Input records:
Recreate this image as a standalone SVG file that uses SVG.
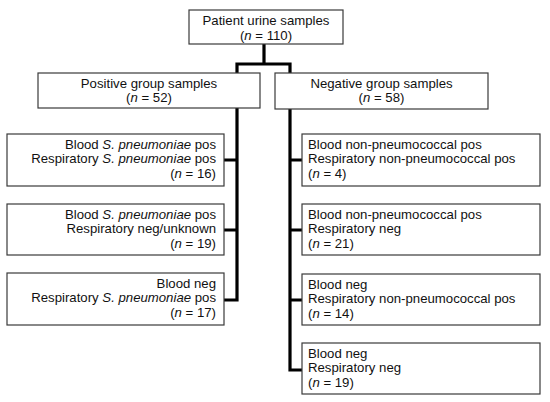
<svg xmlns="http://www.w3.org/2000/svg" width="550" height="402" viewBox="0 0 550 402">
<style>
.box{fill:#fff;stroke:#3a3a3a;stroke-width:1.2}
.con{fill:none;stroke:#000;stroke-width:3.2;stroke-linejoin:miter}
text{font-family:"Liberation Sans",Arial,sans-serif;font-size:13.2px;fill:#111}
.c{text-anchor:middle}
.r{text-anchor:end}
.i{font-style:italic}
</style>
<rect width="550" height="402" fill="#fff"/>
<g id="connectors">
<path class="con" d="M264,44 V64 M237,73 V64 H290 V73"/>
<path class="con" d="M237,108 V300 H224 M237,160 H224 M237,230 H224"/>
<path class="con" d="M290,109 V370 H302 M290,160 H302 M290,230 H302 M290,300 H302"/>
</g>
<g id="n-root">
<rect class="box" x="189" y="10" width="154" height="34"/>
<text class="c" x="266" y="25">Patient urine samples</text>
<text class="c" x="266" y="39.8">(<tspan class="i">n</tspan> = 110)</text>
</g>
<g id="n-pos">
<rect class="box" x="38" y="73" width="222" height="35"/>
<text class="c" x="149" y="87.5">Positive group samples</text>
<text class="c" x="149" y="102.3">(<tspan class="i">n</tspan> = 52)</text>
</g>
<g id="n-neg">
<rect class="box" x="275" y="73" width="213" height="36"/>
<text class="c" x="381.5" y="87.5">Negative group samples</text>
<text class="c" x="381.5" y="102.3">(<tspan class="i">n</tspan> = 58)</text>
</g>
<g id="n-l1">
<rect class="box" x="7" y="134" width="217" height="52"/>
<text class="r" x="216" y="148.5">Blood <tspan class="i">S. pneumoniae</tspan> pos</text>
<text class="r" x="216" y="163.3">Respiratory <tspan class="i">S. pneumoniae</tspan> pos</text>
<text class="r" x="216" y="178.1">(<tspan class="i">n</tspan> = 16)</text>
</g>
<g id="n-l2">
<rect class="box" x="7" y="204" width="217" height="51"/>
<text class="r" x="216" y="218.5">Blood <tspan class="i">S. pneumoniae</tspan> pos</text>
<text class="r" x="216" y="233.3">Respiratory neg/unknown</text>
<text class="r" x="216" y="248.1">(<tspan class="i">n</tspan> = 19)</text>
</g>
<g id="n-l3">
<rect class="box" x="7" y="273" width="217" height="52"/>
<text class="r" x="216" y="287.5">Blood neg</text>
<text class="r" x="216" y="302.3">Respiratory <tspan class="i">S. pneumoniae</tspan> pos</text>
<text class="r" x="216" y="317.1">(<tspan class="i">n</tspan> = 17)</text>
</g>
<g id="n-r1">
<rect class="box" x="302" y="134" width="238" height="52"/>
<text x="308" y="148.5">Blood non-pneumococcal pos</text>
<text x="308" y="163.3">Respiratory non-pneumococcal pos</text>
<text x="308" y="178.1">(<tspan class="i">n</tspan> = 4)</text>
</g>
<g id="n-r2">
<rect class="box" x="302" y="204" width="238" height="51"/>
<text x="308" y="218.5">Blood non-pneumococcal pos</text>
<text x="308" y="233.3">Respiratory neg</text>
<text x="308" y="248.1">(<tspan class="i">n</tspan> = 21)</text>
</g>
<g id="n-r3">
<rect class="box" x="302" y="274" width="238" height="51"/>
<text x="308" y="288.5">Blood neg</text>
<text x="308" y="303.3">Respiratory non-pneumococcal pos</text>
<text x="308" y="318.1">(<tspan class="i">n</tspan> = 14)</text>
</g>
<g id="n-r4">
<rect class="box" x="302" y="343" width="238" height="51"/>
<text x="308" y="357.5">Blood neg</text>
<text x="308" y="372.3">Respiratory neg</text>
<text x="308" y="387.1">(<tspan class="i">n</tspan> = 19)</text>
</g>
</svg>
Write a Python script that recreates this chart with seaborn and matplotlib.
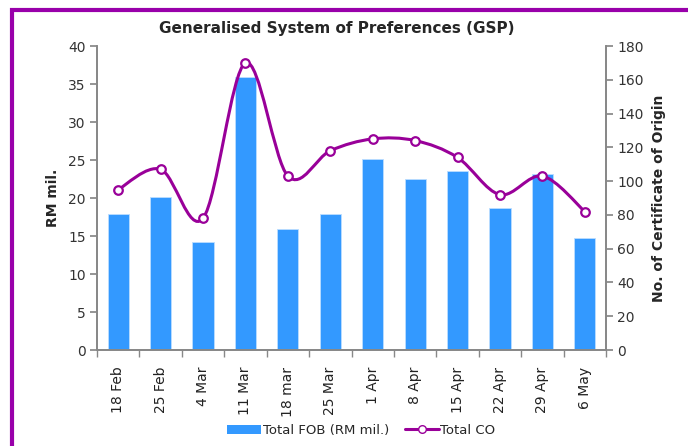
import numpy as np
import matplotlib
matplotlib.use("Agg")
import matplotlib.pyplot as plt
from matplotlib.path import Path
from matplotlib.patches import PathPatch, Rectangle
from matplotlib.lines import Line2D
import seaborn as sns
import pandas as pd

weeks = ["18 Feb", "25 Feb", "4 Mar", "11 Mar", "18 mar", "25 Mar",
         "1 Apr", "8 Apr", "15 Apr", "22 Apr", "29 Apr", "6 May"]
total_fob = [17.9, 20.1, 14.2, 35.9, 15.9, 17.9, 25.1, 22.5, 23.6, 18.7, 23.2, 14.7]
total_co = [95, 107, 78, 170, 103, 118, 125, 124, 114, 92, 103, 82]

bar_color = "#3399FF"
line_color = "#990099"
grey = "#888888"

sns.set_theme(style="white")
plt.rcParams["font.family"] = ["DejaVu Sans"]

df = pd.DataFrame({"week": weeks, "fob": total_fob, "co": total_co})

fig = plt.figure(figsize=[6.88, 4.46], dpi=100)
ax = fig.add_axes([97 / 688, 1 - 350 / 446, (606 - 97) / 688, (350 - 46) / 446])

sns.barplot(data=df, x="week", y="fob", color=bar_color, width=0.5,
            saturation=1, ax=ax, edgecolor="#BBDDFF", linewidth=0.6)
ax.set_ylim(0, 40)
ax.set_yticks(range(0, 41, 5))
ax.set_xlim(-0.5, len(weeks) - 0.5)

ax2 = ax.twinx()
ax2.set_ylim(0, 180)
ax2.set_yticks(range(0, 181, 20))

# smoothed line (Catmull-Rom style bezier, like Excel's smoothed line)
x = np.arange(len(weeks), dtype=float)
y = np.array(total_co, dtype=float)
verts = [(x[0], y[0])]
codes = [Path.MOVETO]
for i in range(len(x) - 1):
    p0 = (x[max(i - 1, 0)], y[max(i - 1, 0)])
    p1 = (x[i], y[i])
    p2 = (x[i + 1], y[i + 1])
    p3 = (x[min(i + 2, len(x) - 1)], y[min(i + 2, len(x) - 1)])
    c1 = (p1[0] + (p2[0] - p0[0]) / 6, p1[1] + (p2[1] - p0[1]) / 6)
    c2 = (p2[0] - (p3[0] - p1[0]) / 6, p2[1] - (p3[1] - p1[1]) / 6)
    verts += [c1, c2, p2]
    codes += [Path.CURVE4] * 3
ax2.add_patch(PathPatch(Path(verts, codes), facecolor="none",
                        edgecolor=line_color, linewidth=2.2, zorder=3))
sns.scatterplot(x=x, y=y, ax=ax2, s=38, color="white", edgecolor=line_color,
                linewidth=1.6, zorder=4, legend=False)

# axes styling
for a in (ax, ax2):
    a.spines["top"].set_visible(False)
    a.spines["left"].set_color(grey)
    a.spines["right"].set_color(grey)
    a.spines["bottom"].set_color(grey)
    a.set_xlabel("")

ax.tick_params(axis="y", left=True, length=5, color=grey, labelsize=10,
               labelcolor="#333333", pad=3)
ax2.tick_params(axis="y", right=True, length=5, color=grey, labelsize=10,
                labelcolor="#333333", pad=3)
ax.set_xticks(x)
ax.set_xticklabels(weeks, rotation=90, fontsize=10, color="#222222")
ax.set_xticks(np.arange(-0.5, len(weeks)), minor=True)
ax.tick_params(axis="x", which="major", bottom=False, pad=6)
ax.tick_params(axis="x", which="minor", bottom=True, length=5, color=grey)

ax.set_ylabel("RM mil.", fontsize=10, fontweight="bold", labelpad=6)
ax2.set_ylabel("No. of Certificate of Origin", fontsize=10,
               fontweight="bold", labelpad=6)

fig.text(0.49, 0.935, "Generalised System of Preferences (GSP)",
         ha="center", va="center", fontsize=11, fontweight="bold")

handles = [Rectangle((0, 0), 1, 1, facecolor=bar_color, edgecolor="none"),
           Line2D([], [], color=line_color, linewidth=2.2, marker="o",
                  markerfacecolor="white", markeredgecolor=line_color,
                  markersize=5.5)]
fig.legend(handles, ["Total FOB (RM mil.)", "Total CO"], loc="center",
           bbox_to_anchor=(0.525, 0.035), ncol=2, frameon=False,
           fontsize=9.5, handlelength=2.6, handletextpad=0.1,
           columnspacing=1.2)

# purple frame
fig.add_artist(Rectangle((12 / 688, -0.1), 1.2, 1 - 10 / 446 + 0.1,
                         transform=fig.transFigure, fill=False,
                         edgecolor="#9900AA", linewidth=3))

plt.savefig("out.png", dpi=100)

Goal: Extract from the material above the stretch running from the line containing "Write a Python" through the line containing "linewidth=1.6, zorder=4, legend=False)". Keep the text exact and the pictures out.

Response:
Write a Python script that recreates this chart with seaborn and matplotlib.
import numpy as np
import matplotlib
matplotlib.use("Agg")
import matplotlib.pyplot as plt
from matplotlib.path import Path
from matplotlib.patches import PathPatch, Rectangle
from matplotlib.lines import Line2D
import seaborn as sns
import pandas as pd

weeks = ["18 Feb", "25 Feb", "4 Mar", "11 Mar", "18 mar", "25 Mar",
         "1 Apr", "8 Apr", "15 Apr", "22 Apr", "29 Apr", "6 May"]
total_fob = [17.9, 20.1, 14.2, 35.9, 15.9, 17.9, 25.1, 22.5, 23.6, 18.7, 23.2, 14.7]
total_co = [95, 107, 78, 170, 103, 118, 125, 124, 114, 92, 103, 82]

bar_color = "#3399FF"
line_color = "#990099"
grey = "#888888"

sns.set_theme(style="white")
plt.rcParams["font.family"] = ["DejaVu Sans"]

df = pd.DataFrame({"week": weeks, "fob": total_fob, "co": total_co})

fig = plt.figure(figsize=[6.88, 4.46], dpi=100)
ax = fig.add_axes([97 / 688, 1 - 350 / 446, (606 - 97) / 688, (350 - 46) / 446])

sns.barplot(data=df, x="week", y="fob", color=bar_color, width=0.5,
            saturation=1, ax=ax, edgecolor="#BBDDFF", linewidth=0.6)
ax.set_ylim(0, 40)
ax.set_yticks(range(0, 41, 5))
ax.set_xlim(-0.5, len(weeks) - 0.5)

ax2 = ax.twinx()
ax2.set_ylim(0, 180)
ax2.set_yticks(range(0, 181, 20))

# smoothed line (Catmull-Rom style bezier, like Excel's smoothed line)
x = np.arange(len(weeks), dtype=float)
y = np.array(total_co, dtype=float)
verts = [(x[0], y[0])]
codes = [Path.MOVETO]
for i in range(len(x) - 1):
    p0 = (x[max(i - 1, 0)], y[max(i - 1, 0)])
    p1 = (x[i], y[i])
    p2 = (x[i + 1], y[i + 1])
    p3 = (x[min(i + 2, len(x) - 1)], y[min(i + 2, len(x) - 1)])
    c1 = (p1[0] + (p2[0] - p0[0]) / 6, p1[1] + (p2[1] - p0[1]) / 6)
    c2 = (p2[0] - (p3[0] - p1[0]) / 6, p2[1] - (p3[1] - p1[1]) / 6)
    verts += [c1, c2, p2]
    codes += [Path.CURVE4] * 3
ax2.add_patch(PathPatch(Path(verts, codes), facecolor="none",
                        edgecolor=line_color, linewidth=2.2, zorder=3))
sns.scatterplot(x=x, y=y, ax=ax2, s=38, color="white", edgecolor=line_color,
                linewidth=1.6, zorder=4, legend=False)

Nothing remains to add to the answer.